Return the lines below exactly, from the first line to the line that contains "7.5,5.4,5.2,2.7,1.6,1.5,1.3,0.8,2.3];". Leave out pictures.

---------------

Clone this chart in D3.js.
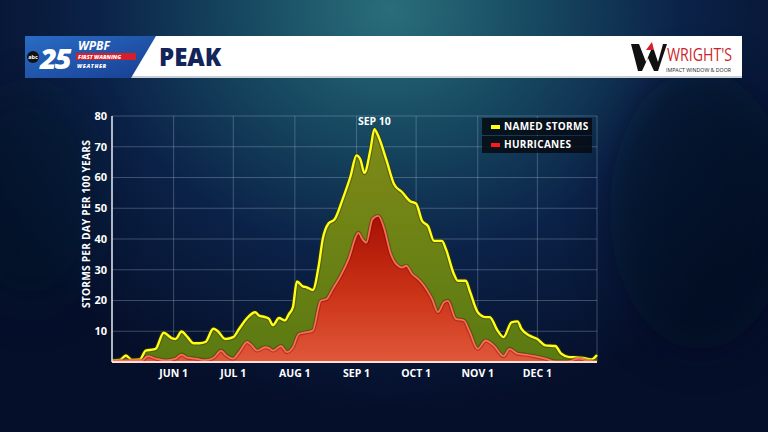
<!DOCTYPE html>
<html>
<head>
<meta charset="utf-8">
<script src="https://cdn.jsdelivr.net/npm/d3@7"></script>
<style>
  html, body { margin: 0; padding: 0; background: #061230; }
  #mydiv { width: 768px; height: 432px; overflow: hidden; }
  text { font-family: "Open Sans", "DejaVu Sans", sans-serif; }
</style>
</head>
<body>
<div id="mydiv"></div>
<script>
// named storms per day per 100 years
var namedDates = ["05-01","05-05","05-08","05-11","05-15","05-18","05-22","05-23","05-27","05-31",
  "06-02","06-05","06-08","06-11","06-14","06-17","06-21","06-23","06-27",
  "07-01","07-04","07-08","07-12","07-14","07-17","07-19","07-21","07-24","07-27","07-29","07-31",
  "08-02","08-05","08-07","08-10","08-13","08-15","08-18","08-21","08-25","08-29",
  "09-01","09-03","09-05","09-08","09-10","09-12","09-16","09-20","09-24","09-28",
  "10-01","10-04","10-07","10-10","10-14","10-16","10-20","10-22","10-26","10-28",
  "11-01","11-05","11-07","11-11","11-14","11-18","11-21","11-23","11-27",
  "12-01","12-05","12-10","12-13","12-17","12-21","12-24","12-28","12-31"];
var namedValues = [0.5,0.7,2.1,0.7,0.8,3.7,4.1,4.3,9.5,7.8,
  7.5,9.9,8.1,6.1,6.1,6.5,10.8,10.2,7.5,
  8.1,10.8,14.3,16.2,15.1,14.6,14.0,12.0,14.3,13.5,15.6,17.8,
  26.2,24.6,24.3,23.4,31.3,39.9,45.1,46.4,52.9,60.4,
  67.2,65.8,61.5,69.0,75.7,73.4,65.8,57.7,55.2,52.3,
  51.5,45.9,44.2,39.4,39.4,36.7,28.6,26.4,26.4,23.1,
  16.2,14.6,14.6,10.2,8.1,12.9,13.2,10.8,8.6,
  7.5,5.4,5.2,2.7,1.6,1.5,1.3,0.8,2.3];

// hurricanes per day per 100 years
var hurDates = ["05-01","05-08","05-16","05-19","05-23","05-28",
  "06-02","06-05","06-08","06-12","06-17","06-21","06-25","06-27",
  "07-01","07-04","07-08","07-10","07-13","07-17","07-19","07-21","07-25","07-28","07-31",
  "08-03","08-07","08-10","08-14","08-17","08-20","08-24","08-28",
  "09-02","09-04","09-06","09-09","09-12","09-15","09-18","09-21","09-24","09-26","09-29",
  "10-02","10-05","10-09","10-12","10-15","10-17","10-21","10-25","10-28",
  "11-01","11-05","11-09","11-14","11-17","11-21","11-25","11-30",
  "12-05","12-10","12-16","12-22","12-26","12-31"];
var hurValues = [0.3,0.5,0.5,1.9,1.1,0.5,
  1.1,2.4,1.4,1.1,0.6,1.3,3.7,2.4,
  1.1,3.2,6.5,5.6,3.7,4.8,4.5,3.7,5.2,3.2,4.8,
  9.1,9.7,10.2,19.9,20.5,23.7,28.0,33.4,
  42.0,39.9,38.8,46.4,47.5,43.2,35.6,31.8,30.7,31.3,28.6,
  27.0,24.8,20.5,16.2,19.4,19.9,14.0,13.5,9.7,
  4.3,7.0,5.4,1.9,4.3,2.7,2.4,1.8,
  1.1,0.2,0.2,1.1,0.4,0.2];

var monthTicks = ["06-01","07-01","08-01","09-01","10-01","11-01","12-01"];
var yTicks = [10,20,30,40,50,60,70,80];
var peakDate = "09-10";
var peakLabel = "SEP 10";
var legendNames = ["NAMED STORMS","HURRICANES"];
var legendColors = ["#ffff1a","#ff1a1a"];

var W = 768, H = 432;
var parse = d3.timeParse("%Y-%m-%d");
function dt(s) { return parse("2023-" + s); }

var svg = d3.select("#mydiv").append("svg")
  .attr("width", W).attr("height", H);
var defs = svg.append("defs");

// background glow
var bg = defs.append("radialGradient").attr("id", "bg")
  .attr("gradientUnits", "userSpaceOnUse")
  .attr("cx", 390).attr("cy", 10).attr("r", 470)
  .attr("gradientTransform", "translate(390,10) scale(1,0.85) translate(-390,-10)");
bg.append("stop").attr("offset", "0%").attr("stop-color", "#2a6e7a");
bg.append("stop").attr("offset", "30%").attr("stop-color", "#174a62");
bg.append("stop").attr("offset", "62%").attr("stop-color", "#0b2248");
bg.append("stop").attr("offset", "100%").attr("stop-color", "#050f2a");
svg.append("rect").attr("width", W).attr("height", H).attr("fill", "url(#bg)");

// dark tree shapes on the sides, blurred
var blur = defs.append("filter").attr("id", "blur")
  .attr("x", "-50%").attr("y", "-50%").attr("width", "200%").attr("height", "200%");
blur.append("feGaussianBlur").attr("stdDeviation", 22);
svg.append("ellipse").attr("cx", 700).attr("cy", 210).attr("rx", 90).attr("ry", 140)
  .attr("fill", "#030a1c").attr("opacity", 0.5).attr("filter", "url(#blur)");
svg.append("ellipse").attr("cx", 30).attr("cy", 200).attr("rx", 70).attr("ry", 110)
  .attr("fill", "#061426").attr("opacity", 0.35).attr("filter", "url(#blur)");

var olive = defs.append("linearGradient").attr("id", "olive")
  .attr("x1", 0).attr("y1", 0).attr("x2", 0).attr("y2", 1);
olive.append("stop").attr("offset", "0%").attr("stop-color", "#7f8a18");
olive.append("stop").attr("offset", "100%").attr("stop-color", "#5a7a12");

var redg = defs.append("linearGradient").attr("id", "redg")
  .attr("x1", 0).attr("y1", 0).attr("x2", 0).attr("y2", 1);
redg.append("stop").attr("offset", "0%").attr("stop-color", "#a81004");
redg.append("stop").attr("offset", "55%").attr("stop-color", "#cc3418");
redg.append("stop").attr("offset", "100%").attr("stop-color", "#e0583a");

var margin = {top: 116, right: 171, bottom: 70, left: 112};
var width = W - margin.left - margin.right,
    height = H - margin.top - margin.bottom;

var x = d3.scaleTime().domain([dt("05-01"), dt("12-31")]).range([0, width]);
var y = d3.scaleLinear().domain([0, 80]).range([height, 0]);

var g = svg.append("g")
  .attr("transform", "translate(" + margin.left + "," + margin.top + ")");

// grid
g.selectAll(".hgrid").data(yTicks).enter().append("line")
  .attr("x1", 0).attr("x2", width)
  .attr("y1", function(d) { return y(d); }).attr("y2", function(d) { return y(d); })
  .attr("stroke", "#9fb4c8").attr("stroke-opacity", 0.35).attr("stroke-width", 1);
g.selectAll(".vgrid").data(monthTicks.concat(["12-31"])).enter().append("line")
  .attr("x1", function(d) { return x(dt(d)); }).attr("x2", function(d) { return x(dt(d)); })
  .attr("y1", 0).attr("y2", height)
  .attr("stroke", "#9fb4c8").attr("stroke-opacity", 0.35).attr("stroke-width", 1);

var named = namedDates.map(function(d, i) { return {date: dt(d), v: namedValues[i]}; });
var hur = hurDates.map(function(d, i) { return {date: dt(d), v: hurValues[i]}; });

var area = d3.area().curve(d3.curveMonotoneX)
  .x(function(d) { return x(d.date); }).y0(height).y1(function(d) { return y(d.v); });
var line = d3.line().curve(d3.curveMonotoneX)
  .x(function(d) { return x(d.date); }).y(function(d) { return y(d.v); });

g.append("path").datum(named).attr("d", area).attr("fill", "url(#olive)");
g.append("path").datum(named).attr("d", line).attr("fill", "none")
  .attr("stroke", "#3a3a00").attr("stroke-opacity", 0.5).attr("stroke-width", 4.5);
g.append("path").datum(named).attr("d", line).attr("fill", "none")
  .attr("stroke", "#ffff1a").attr("stroke-width", 2.4).attr("stroke-linejoin", "round");

g.append("path").datum(hur).attr("d", area).attr("fill", "url(#redg)");
g.append("path").datum(hur).attr("d", line).attr("fill", "none")
  .attr("stroke", "#5a0a00").attr("stroke-opacity", 0.35).attr("stroke-width", 4);
g.append("path").datum(hur).attr("d", line).attr("fill", "none")
  .attr("stroke", "#ff6a5a").attr("stroke-width", 1.8).attr("stroke-linejoin", "round");

// axes lines
g.append("line").attr("x1", 0).attr("x2", 0).attr("y1", 0).attr("y2", height)
  .attr("stroke", "#e8eef5").attr("stroke-width", 1.5);
g.append("line").attr("x1", 0).attr("x2", width).attr("y1", height).attr("y2", height)
  .attr("stroke", "#ffe0d8").attr("stroke-width", 2);

// y labels
g.selectAll(".ylab").data(yTicks).enter().append("text")
  .attr("x", -5).attr("y", function(d) { return y(d); })
  .attr("dy", "0.35em").attr("text-anchor", "end")
  .attr("fill", "#ffffff").attr("font-size", 11).attr("font-weight", 700)
  .text(function(d) { return d; });

// x labels
var fmt = d3.timeFormat("%b %-d");
g.selectAll(".xlab").data(monthTicks).enter().append("text")
  .attr("x", function(d) { return x(dt(d)); }).attr("y", height + 15)
  .attr("text-anchor", "middle")
  .attr("fill", "#ffffff").attr("font-size", 10.5).attr("font-weight", 700)
  .text(function(d) { return fmt(dt(d)).toUpperCase(); });

// y title
svg.append("text")
  .attr("transform", "translate(90," + (margin.top + height / 2 - 15) + ") rotate(-90)")
  .attr("text-anchor", "middle")
  .attr("fill", "#ffffff").attr("font-size", 10.2).attr("font-weight", 700)
  .attr("letter-spacing", 0.2)
  .text("STORMS PER DAY PER 100 YEARS");

// peak label
g.append("text").attr("x", x(dt(peakDate))).attr("y", 9)
  .attr("text-anchor", "middle")
  .attr("fill", "#ffffff").attr("font-size", 10.5).attr("font-weight", 700)
  .text(peakLabel);

// legend
var leg = svg.append("g").attr("transform", "translate(482,118)");
legendNames.forEach(function(name, i) {
  var row = leg.append("g").attr("transform", "translate(0," + (i * 18) + ")");
  row.append("rect").attr("width", 110).attr("height", 17)
    .attr("fill", "#05080f").attr("opacity", 0.82);
  row.append("rect").attr("x", 9).attr("y", 7).attr("width", 9).attr("height", 4)
    .attr("fill", legendColors[i]);
  row.append("text").attr("x", 22).attr("y", 8.5).attr("dy", "0.35em")
    .attr("fill", "#ffffff").attr("font-size", 10).attr("font-weight", 700)
    .attr("letter-spacing", 0.3)
    .text(name);
});

// header bar
svg.append("rect").attr("x", 25).attr("y", 36).attr("width", 717).attr("height", 42)
  .attr("fill", "#ffffff");
svg.append("rect").attr("x", 25).attr("y", 76).attr("width", 717).attr("height", 2)
  .attr("fill", "#c9ced6");
var blue = defs.append("linearGradient").attr("id", "blue")
  .attr("x1", 0).attr("y1", 0).attr("x2", 1).attr("y2", 1);
blue.append("stop").attr("offset", "0%").attr("stop-color", "#2a6cc4");
blue.append("stop").attr("offset", "100%").attr("stop-color", "#173f92");
svg.append("polygon").attr("points", "25,36 156,36 131,78 25,78").attr("fill", "url(#blue)");

// station logo
svg.append("circle").attr("cx", 33).attr("cy", 57).attr("r", 6).attr("fill", "#111");
svg.append("text").attr("x", 33).attr("y", 59).attr("text-anchor", "middle")
  .attr("fill", "#fff").attr("font-size", 5.5).attr("font-weight", 700).text("abc");
svg.append("text").attr("x", 40).attr("y", 69).attr("fill", "#ffffff")
  .attr("font-size", 29).attr("font-weight", 800).attr("font-style", "italic")
  .attr("letter-spacing", -2).text("25");
svg.append("text").attr("x", 78).attr("y", 49.5).attr("fill", "#ffffff")
  .attr("font-size", 12).attr("font-weight", 700).attr("font-style", "italic")
  .text("WPBF");
svg.append("rect").attr("x", 76).attr("y", 53).attr("width", 60).attr("height", 7)
  .attr("fill", "#d21f2b");
svg.append("text").attr("x", 78).attr("y", 58.8).attr("fill", "#ffffff")
  .attr("font-size", 5.5).attr("font-weight", 800).attr("font-style", "italic")
  .text("FIRST WARNING");
svg.append("text").attr("x", 77).attr("y", 67.5).attr("fill", "#ffffff")
  .attr("font-size", 5.5).attr("font-weight", 800).attr("font-style", "italic")
  .attr("letter-spacing", 0.6).text("WEATHER");

svg.append("text").attr("x", 159).attr("y", 66).attr("fill", "#13245a")
  .attr("font-size", 24).attr("font-weight", 800)
  .attr("font-family", "'Liberation Sans Narrow', 'Open Sans', sans-serif")
  .text("PEAK");

// sponsor logo
svg.append("path").attr("d", "M631,44 L639,44 L646,62 L651,50 L654,50 L658,62 L663,44 L667,44 L658,71 L654,71 L648,58 L642,71 L638,71 Z")
  .attr("fill", "#111");
svg.append("path").attr("d", "M646,50 L652,42 L654,50 Z").attr("fill", "#d3202e");
svg.append("text").attr("x", 667).attr("y", 61).attr("fill", "#cc1f2d")
  .attr("font-size", 19).attr("font-weight", 400)
  .attr("font-family", "'Liberation Sans Narrow', sans-serif")
  .attr("textLength", 65).attr("lengthAdjust", "spacingAndGlyphs")
  .text("WRIGHT'S");
svg.append("text").attr("x", 666).attr("y", 71.5).attr("fill", "#222")
  .attr("font-size", 6).attr("font-family", "'Liberation Sans Narrow', sans-serif")
  .attr("textLength", 65).attr("lengthAdjust", "spacingAndGlyphs")
  .text("IMPACT WINDOW & DOOR");
</script>
</body>
</html>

---------------

→ **ANSWER TO THIS EXERCISE**
Clone this chart in D3.js.
<!DOCTYPE html>
<html>
<head>
<meta charset="utf-8">
<script src="https://cdn.jsdelivr.net/npm/d3@7"></script>
<style>
  html, body { margin: 0; padding: 0; background: #061230; }
  #mydiv { width: 768px; height: 432px; overflow: hidden; }
  text { font-family: "Open Sans", "DejaVu Sans", sans-serif; }
</style>
</head>
<body>
<div id="mydiv"></div>
<script>
// named storms per day per 100 years
var namedDates = ["05-01","05-05","05-08","05-11","05-15","05-18","05-22","05-23","05-27","05-31",
  "06-02","06-05","06-08","06-11","06-14","06-17","06-21","06-23","06-27",
  "07-01","07-04","07-08","07-12","07-14","07-17","07-19","07-21","07-24","07-27","07-29","07-31",
  "08-02","08-05","08-07","08-10","08-13","08-15","08-18","08-21","08-25","08-29",
  "09-01","09-03","09-05","09-08","09-10","09-12","09-16","09-20","09-24","09-28",
  "10-01","10-04","10-07","10-10","10-14","10-16","10-20","10-22","10-26","10-28",
  "11-01","11-05","11-07","11-11","11-14","11-18","11-21","11-23","11-27",
  "12-01","12-05","12-10","12-13","12-17","12-21","12-24","12-28","12-31"];
var namedValues = [0.5,0.7,2.1,0.7,0.8,3.7,4.1,4.3,9.5,7.8,
  7.5,9.9,8.1,6.1,6.1,6.5,10.8,10.2,7.5,
  8.1,10.8,14.3,16.2,15.1,14.6,14.0,12.0,14.3,13.5,15.6,17.8,
  26.2,24.6,24.3,23.4,31.3,39.9,45.1,46.4,52.9,60.4,
  67.2,65.8,61.5,69.0,75.7,73.4,65.8,57.7,55.2,52.3,
  51.5,45.9,44.2,39.4,39.4,36.7,28.6,26.4,26.4,23.1,
  16.2,14.6,14.6,10.2,8.1,12.9,13.2,10.8,8.6,
  7.5,5.4,5.2,2.7,1.6,1.5,1.3,0.8,2.3];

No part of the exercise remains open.